B-cell lymphoma and leukemias (BCL) are a diverse set of malignancies. While the genomic landscape of many BCL subtypes has been described, genomic ancestry has rarely been explored.
Investigators from Foundation Medicine, Inc. and Rutgers Cancer Institute of New Jersey, the state's only National Cancer Institute-designated Comprehensive Cancer Center, examined genomic ancestry in BCL subtypes applying genomic ancestry prediction methodology to comprehensive genomic profiling data and found multiple genomic differences.
Results of the study will be shared at the virtual American Society of Hematology Annual Meeting later this week by presenting author Andrew M. Evens, DO, MSc, FACP, associate director for clinical services and director of the Lymphoma Program at Rutgers Cancer Institute, medical director of oncology services at RWJBarnabas Health, and professor of medicine at Rutgers Robert Wood Johnson Medical School.
He and Shridar Ganesan, MD, PhD, chief of molecular oncology, associate director for translational research and the Omar Boraie Chair in Genomic Science at Rutgers Cancer Institute and professor of medicine and pharmacology at Rutgers Robert Wood Johnson Medical School, share more about the work:
Q: Why is this topic important to explore?
A: There are many disparities in cancer-related to race or ethnicity. Different racial and ethnic populations experience increased incidence of specific cancers as well as worse outcomes for particular cancers.
However, the genomic causes of disparities are poorly understood in most cancers, including a paucity of data in lymphoma. Genetic ancestry reflects the history of human migration, providing background information about genetic variations critical for the genetic association of diseases.
Q: Tell us about the work and what you and your colleagues found.
A: We analyzed DNA and RNA alterations in 2,834 unique patient BCL samples to obtain information on classes of genomic ancestry. Key findings included: enrichment of American (AMR) ancestry (reflecting Hispanic and Latin American population) in patients with B-cell acute lymphoblastic leukemia (ALL).

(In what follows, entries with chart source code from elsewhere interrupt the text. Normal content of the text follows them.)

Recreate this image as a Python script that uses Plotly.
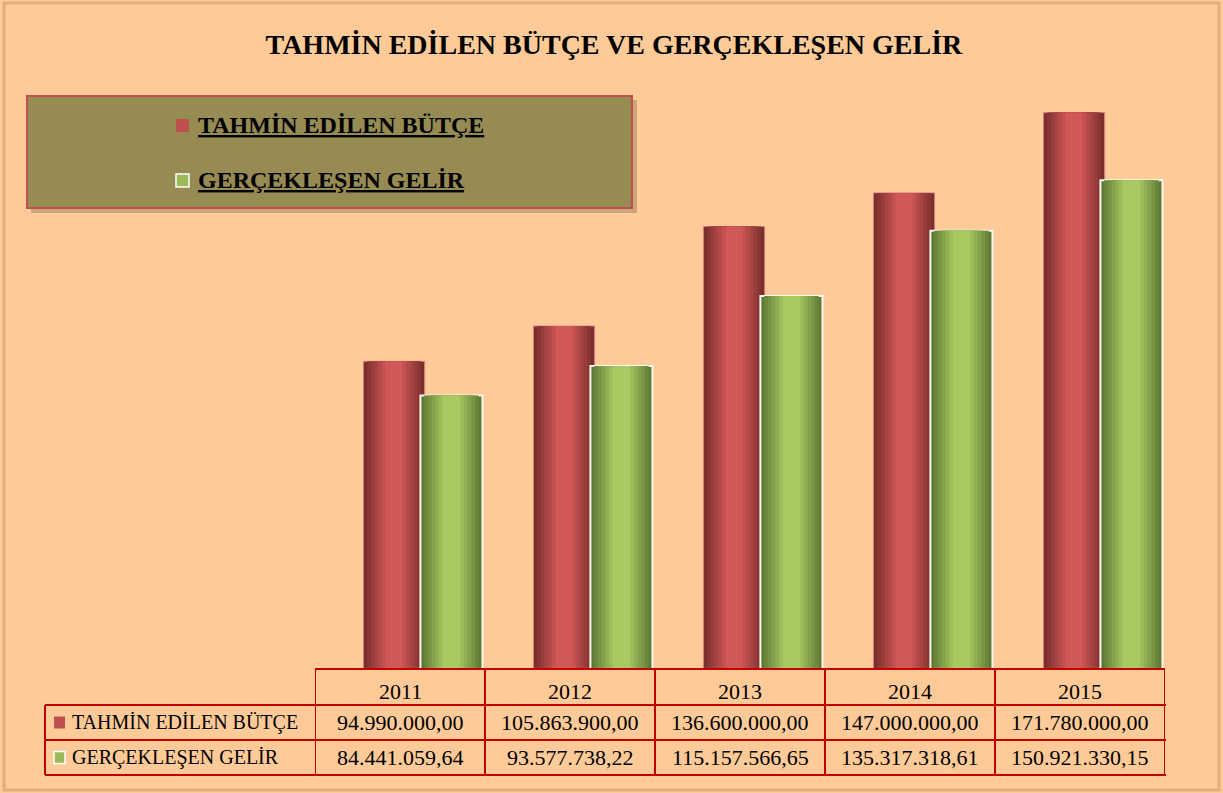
import plotly.graph_objects as go

# chart data
years = ["2011", "2012", "2013", "2014", "2015"]
series_names = ["TAHMİN EDİLEN BÜTÇE", "GERÇEKLEŞEN GELİR"]
tahmin_butce = [94990000.00, 105863900.00, 136600000.00, 147000000.00, 171780000.00]
gerceklesen_gelir = [84441059.64, 93577738.22, 115157566.65, 135317318.61, 150921330.15]
tahmin_labels = ["94.990.000,00", "105.863.900,00", "136.600.000,00", "147.000.000,00", "171.780.000,00"]
gelir_labels = ["84.441.059,64", "93.577.738,22", "115.157.566,65", "135.317.318,61", "150.921.330,15"]

W, H = 1223, 793
BG = "#FECB98"
TABLE_RED = "#C00000"
FONT = "Liberation Serif"


def px(x):
    return x / W


def py(y):
    return 1 - y / H


def shade(c1, c2, t):
    a = [int(c1[i:i + 2], 16) for i in (1, 3, 5)]
    b = [int(c2[i:i + 2], 16) for i in (1, 3, 5)]
    return "#" + "".join("%02x" % round(a[i] + (b[i] - a[i]) * t) for i in range(3))


fig = go.Figure()
xs = list(range(len(years)))

# bars: several overlaid layers give the cylinder shading
bar_specs = [
    (tahmin_butce, -0.215, 0.36, "#7A2F2D", "#D05856", "#D98280", 1),
    (gerceklesen_gelir, 0.12, 0.365, "#5E7A35", "#A9CA62", "#F8F6EE", 2),
]
steps = [1.0, 0.88, 0.76, 0.64, 0.52, 0.4, 0.28]
for vals, off, wid, edge, mid, line_col, line_w in bar_specs:
    center = off + wid / 2
    for i, f in enumerate(steps):
        w = wid * f
        fig.add_trace(go.Bar(
            x=xs, y=vals, width=[w] * len(xs), offset=[center - w / 2] * len(xs),
            marker=dict(color=shade(edge, mid, i / (len(steps) - 1)),
                        line=dict(color=line_col if i == 0 else "rgba(0,0,0,0)",
                                  width=line_w if i == 0 else 0)),
            showlegend=False, hoverinfo="y" if i == 0 else "skip",
        ))

shapes = []
annotations = []

# outer frame
shapes.append(dict(type="rect", xref="paper", yref="paper", x0=px(4), x1=px(1219), y0=py(790), y1=py(3),
                   line=dict(color="#E3AE7E", width=3), layer="below"))

# legend box with shadow
shapes.append(dict(type="rect", xref="paper", yref="paper", x0=px(31), x1=px(637), y0=py(213), y1=py(100),
                   fillcolor="rgba(120,90,60,0.35)", line=dict(width=0), layer="below"))
shapes.append(dict(type="rect", xref="paper", yref="paper", x0=px(27), x1=px(632), y0=py(208), y1=py(96),
                   fillcolor="#968B52", line=dict(color="#C0504D", width=2), layer="below"))
leg_colors = ["#C0504D", "#9BBB59"]
leg_lines = ["rgba(0,0,0,0)", "#FFFFFF"]
for i, name in enumerate(series_names):
    yc = 125 + i * 55
    shapes.append(dict(type="rect", xref="paper", yref="paper", x0=px(176), x1=px(189),
                       y0=py(yc + 7), y1=py(yc - 6), fillcolor=leg_colors[i],
                       line=dict(color=leg_lines[i], width=1.5)))
    annotations.append(dict(xref="paper", yref="paper", x=px(196), y=py(yc), xanchor="left", yanchor="middle",
                            text="<b><u>" + name + "</u></b>", showarrow=False,
                            font=dict(family=FONT, size=24, color="#000000")))

# data table under the bars
top, r1, r2, bot = 669, 705, 740, 775
lw = 2
for i in range(len(years) + 1):
    shapes.append(dict(type="line", xref="x", yref="paper", x0=i - 0.5, x1=i - 0.5, y0=py(bot), y1=py(top),
                       line=dict(color=TABLE_RED, width=lw)))
shapes.append(dict(type="line", xref="paper", yref="paper", x0=px(45), x1=px(45), y0=py(bot), y1=py(r1),
                   line=dict(color=TABLE_RED, width=lw)))
shapes.append(dict(type="line", xref="x", yref="paper", x0=-0.5, x1=len(years) - 0.5, y0=py(top), y1=py(top),
                   line=dict(color=TABLE_RED, width=lw)))
for yy in (r1, r2, bot):
    shapes.append(dict(type="line", xref="paper", yref="paper", x0=px(45), x1=px(1166), y0=py(yy), y1=py(yy),
                       line=dict(color=TABLE_RED, width=lw)))

cell_font = dict(family=FONT, size=22, color="#000000")
for i, yr in enumerate(years):
    annotations.append(dict(xref="x", yref="paper", x=i, y=py((top + r1) / 2 + 4), text=yr, showarrow=False,
                            xanchor="center", yanchor="middle", font=cell_font))
    annotations.append(dict(xref="x", yref="paper", x=i, y=py((r1 + r2) / 2), text=tahmin_labels[i],
                            showarrow=False, xanchor="center", yanchor="middle", font=cell_font))
    annotations.append(dict(xref="x", yref="paper", x=i, y=py((r2 + bot) / 2), text=gelir_labels[i],
                            showarrow=False, xanchor="center", yanchor="middle", font=cell_font))

for j, name in enumerate(series_names):
    yc = (r1 + r2) / 2 if j == 0 else (r2 + bot) / 2
    shapes.append(dict(type="rect", xref="paper", yref="paper", x0=px(54), x1=px(65),
                       y0=py(yc + 6), y1=py(yc - 6), fillcolor=leg_colors[j],
                       line=dict(color=leg_lines[j], width=1.5)))
    annotations.append(dict(xref="paper", yref="paper", x=px(70), y=py(yc), xanchor="left", yanchor="middle",
                            text=name, showarrow=False, font=dict(family=FONT, size=20, color="#000000")))

fig.update_layout(
    width=W, height=H,
    margin=dict(l=0, r=0, t=0, b=0),
    paper_bgcolor=BG, plot_bgcolor=BG,
    barmode="overlay",
    title=dict(text="<b>TAHMİN EDİLEN BÜTÇE VE GERÇEKLEŞEN GELİR</b>", x=0.502, xanchor="center",
               y=py(44), yanchor="middle", font=dict(family=FONT, size=28, color="#000000")),
    xaxis=dict(domain=[px(315), px(1165)], range=[-0.5, len(years) - 0.5], visible=False),
    yaxis=dict(domain=[py(669), py(86)], range=[0, 180000000], visible=False),
    shapes=shapes, annotations=annotations,
)

# drop the default page margin so the figure sits at the window corner
fig.write_html("out.html", config={"displayModeBar": False},
               post_script="document.body.style.margin='0';")
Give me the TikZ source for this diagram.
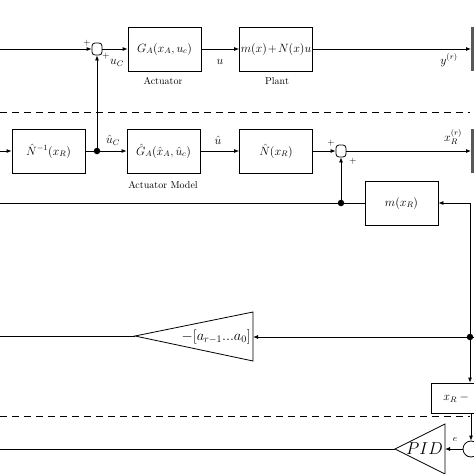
\documentclass[tikz,border=0pt]{standalone}
\usetikzlibrary{arrows.meta}
\newlength{\du}
\setlength{\du}{1pt}
\tikzset{
  blk/.style={draw, line width=0.8\du, minimum width=73\du, minimum height=44\du, inner sep=1\du, font=\large},
  sumj/.style={draw, line width=0.8\du, rounded corners=3\du, minimum width=10\du, minimum height=12\du, inner sep=0pt},
  jdot/.style={circle, fill, inner sep=0pt, minimum size=6.5\du},
  sig/.style={line width=0.8\du, -{Latex[length=5pt,width=4pt]}},
  wire/.style={line width=0.8\du},
  sep/.style={line width=0.8\du, dash pattern=on 7pt off 5pt},
  bar/.style={fill=black!65, draw=none},
  lbl/.style={inner sep=1\du, font=\large},
  blkname/.style={inner sep=1\du},
  pm/.style={inner sep=0pt, font=\small}
}

\begin{document}
\begin{tikzpicture}
  \pgftransformxscale{1.000000}
  \pgftransformyscale{-1.000000}
  \useasboundingbox (0\du,0\du) rectangle (474\du,474\du);
  \clip (0\du,0\du) rectangle (474\du,474\du);
  % plant row
  \coordinate (in1) at (0\du,49\du);
  \node[sumj] (s1) at (97\du,49\du) {};
  \node[blk] (ga) at (164.5\du,49\du) {$G_A(x_A,u_c)$};
  \node[blk, inner sep=0pt] (plant) at (276\du,49\du) {\medmuskip=1.5mu$m(x)+N(x)u$};
  \fill[bar] (471\du,27\du) rectangle (476\du,71\du);
  \coordinate (y1) at (471\du,49\du);
  \draw[sig] (in1)--(s1);
  \draw[sig] (s1)--(ga);
  \draw[sig] (ga)--(plant);
  \draw[sig] (plant)--(y1);
  \node[pm] at (87\du,43\du) {$+$};
  \node[pm] at (106\du,56\du) {$+$};
  \node[lbl] at (117\du,63\du) {$u_C$};
  \node[lbl] at (220\du,62\du) {$u$};
  \node[lbl] at (449\du,60\du) {$y^{(r)}$};
  \node[blkname] at (163\du,81\du) {Actuator};
  \node[blkname] at (277\du,81\du) {Plant};
  \draw[sep] (0\du,112\du)--(470\du,112\du);
  % model row
  \coordinate (in2) at (0\du,151\du);
  \node[blk] (ninv) at (48.5\du,151\du) {$\hat{N}^{-1}(x_R)$};
  \node[jdot] (d1) at (97\du,151\du) {};
  \node[blk] (gah) at (163.5\du,151\du) {$\hat{G}_A(\hat{x}_A,\hat{u}_c)$};
  \node[blk] (nh) at (276\du,151\du) {$\hat{N}(x_R)$};
  \node[sumj] (s2) at (341\du,151\du) {};
  \fill[bar] (471\du,129\du) rectangle (476\du,173\du);
  \coordinate (y2) at (471\du,151\du);
  \draw[sig] (in2)--(ninv);
  \draw[sig] (ninv)--(gah);
  \draw[sig] (d1)--(s1);
  \draw[sig] (gah)--(nh);
  \draw[sig] (nh)--(s2);
  \draw[sig] (s2)--(y2);
  \node[lbl] at (113\du,140\du) {$\hat{u}_C$};
  \node[lbl] at (218\du,140\du) {$\hat{u}$};
  \node[pm] at (331\du,143\du) {$+$};
  \node[pm] at (353\du,161\du) {$+$};
  \node[lbl] at (453\du,137\du) {$x_R^{(r)}$};
  \node[blkname] at (163\du,185\du) {Actuator Model};
  % feedback of the model
  \node[blk] (mx) at (401.5\du,203\du) {$m(x_R)$};
  \node[jdot] (d2) at (341\du,203\du) {};
  \coordinate (c1) at (470\du,203\du);
  \coordinate (out2) at (0\du,203\du);
  \draw[wire] (mx)--(d2)--(out2);
  \draw[sig] (d2)--(s2);
  \draw[sig] (c1)--(mx);
  % state feedback gain
  \node[jdot] (d3) at (470\du,337\du) {};
  \coordinate (rin) at (476\du,337\du);
  \coordinate (gin) at (253\du,337\du);
  \coordinate (gtip) at (135\du,336\du);
  \draw[wire] (gtip)--(253\du,312\du)--(253\du,361\du)--cycle;
  \node[anchor=east, inner sep=1\du, font=\Large] (gain) at (252\du,337\du) {$-[a_{r-1}...a_0]$};
  \coordinate (out3) at (0\du,336\du);
  \draw[wire] (rin)--(d3)--(c1);
  \draw[sig] (d3)--(gin);
  \draw[wire] (gtip)--(out3);
  % error and PID
  \node[draw, line width=0.8\du, anchor=west, minimum height=30\du, inner xsep=12\du, text width=60\du, align=left, font=\large] (xr) at (431\du,398\du) {$x_R -{}$};
  \draw[sig] (d3)--(d3 |- xr.north);
  \draw[sep] (0\du,416\du)--(470\du,416\du);
  \node[draw, line width=0.8\du, circle, minimum size=16\du, inner sep=0pt] (ce) at (471\du,449\du) {};
  \draw[sig] (ce.north |- xr.south)--(ce.north);
  \coordinate (pin) at (445\du,449\du);
  \coordinate (ptip) at (395\du,449\du);
  \draw[wire] (ptip)--(445\du,424\du)--(445\du,474\du)--cycle;
  \node[anchor=east, inner sep=1\du, font=\fontsize{16}{18}\selectfont] (pid) at (444\du,449\du) {$PID$};
  \draw[sig] (ce)--(pin);
  \node[lbl, font=\small] at (455\du,440\du) {$e$};
  \coordinate (out4) at (0\du,449\du);
  \draw[wire] (ptip)--(out4);
\end{tikzpicture}
\end{document}
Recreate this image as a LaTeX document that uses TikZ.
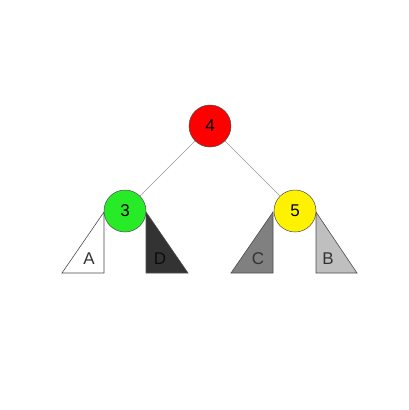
\documentclass[tikz,border=0pt]{standalone}
\usepackage{fontspec}
\setmainfont{Liberation Sans}
\begin{document}
\begin{tikzpicture}[x=1pt,y=-1pt,
  tnode/.style={circle,draw=black!70,line width=0.5pt,minimum size=42pt,inner sep=0pt,font=\fontsize{17}{17}\selectfont},
  edge/.style={draw=black!40,line width=0.7pt},
  sub/.style={draw=black!70,line width=0.6pt},
  lbl/.style={font=\fontsize{17}{17}\selectfont,text=black!80}]
\useasboundingbox (0,0) rectangle (408,410);
\fill[white] (0,0) rectangle (408,410);
% coordinates of subtree triangles
\coordinate (a1) at (62,273); \coordinate (a2) at (104,273); \coordinate (a3) at (104,212);
\coordinate (d1) at (146,212); \coordinate (d2) at (146,273); \coordinate (d3) at (188,273);
\coordinate (c1) at (231,273); \coordinate (c2) at (273,273); \coordinate (c3) at (273,212);
\coordinate (b1) at (316,212); \coordinate (b2) at (316,273); \coordinate (b3) at (357,273);
\filldraw[sub,fill=white] (a1) -- (a2) -- (a3) -- cycle;
\filldraw[sub,fill=black!80] (d1) -- (d2) -- (d3) -- cycle;
\filldraw[sub,fill=black!50] (c1) -- (c2) -- (c3) -- cycle;
\filldraw[sub,fill=black!25] (b1) -- (b2) -- (b3) -- cycle;
\node[lbl] (la) at (89,259) {A};
\node[lbl,text=black!95] (ld) at (160,259) {D};
\node[lbl] (lc) at (258,259) {C};
\node[lbl] (lb) at (328,259) {B};
% nodes
\node[tnode,fill=red] (n4) at (210,126) {4};
\node[tnode,fill={rgb,255:red,40;green,235;blue,40}] (n3) at (125,211) {3};
\node[tnode,fill=yellow] (n5) at (295,211) {5};
\draw[edge] (n4) -- (n3);
\draw[edge] (n4) -- (n5);
\end{tikzpicture}
\end{document}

With leukemia in these patients being enriched in the high-risk Philadelphia chromosome like ALL, and having a greater frequency of mutations in IL7R, IGH, CRLF2, JAK2, and IKZF1 genes.
Diffuse large B cell lymphoma (DLBCL) were primarily of European ancestry, but we identified multiple genomic ancestry differences (e.g., CD79B alterations were enriched in patients of South Asian ancestry; CDKN2A was frequently altered in East Asian ancestry; EZH2 alterations were slightly enriched in American ancestry; and CUX1, a tumor suppressor involved in PI3K signaling, was strongly enriched in African ancestry for both DLBCL and B-cell ALL.
Q: Why are these results significant?
A: This study identified multiple important genomic differences in BCL malignancies using genomic ancestry rather than patient-reported descriptive variables. Further analysis of ancestry informative markers in BCL, including enrichment of ancestry markers in specific cancer subtypes and ancestry-associated enrichment of specific genomic alterations, may lead to new insights into why some cancers may occur more frequently in certain populations, and help identify better strategies for prevention, early diagnosis, and targeted treatments.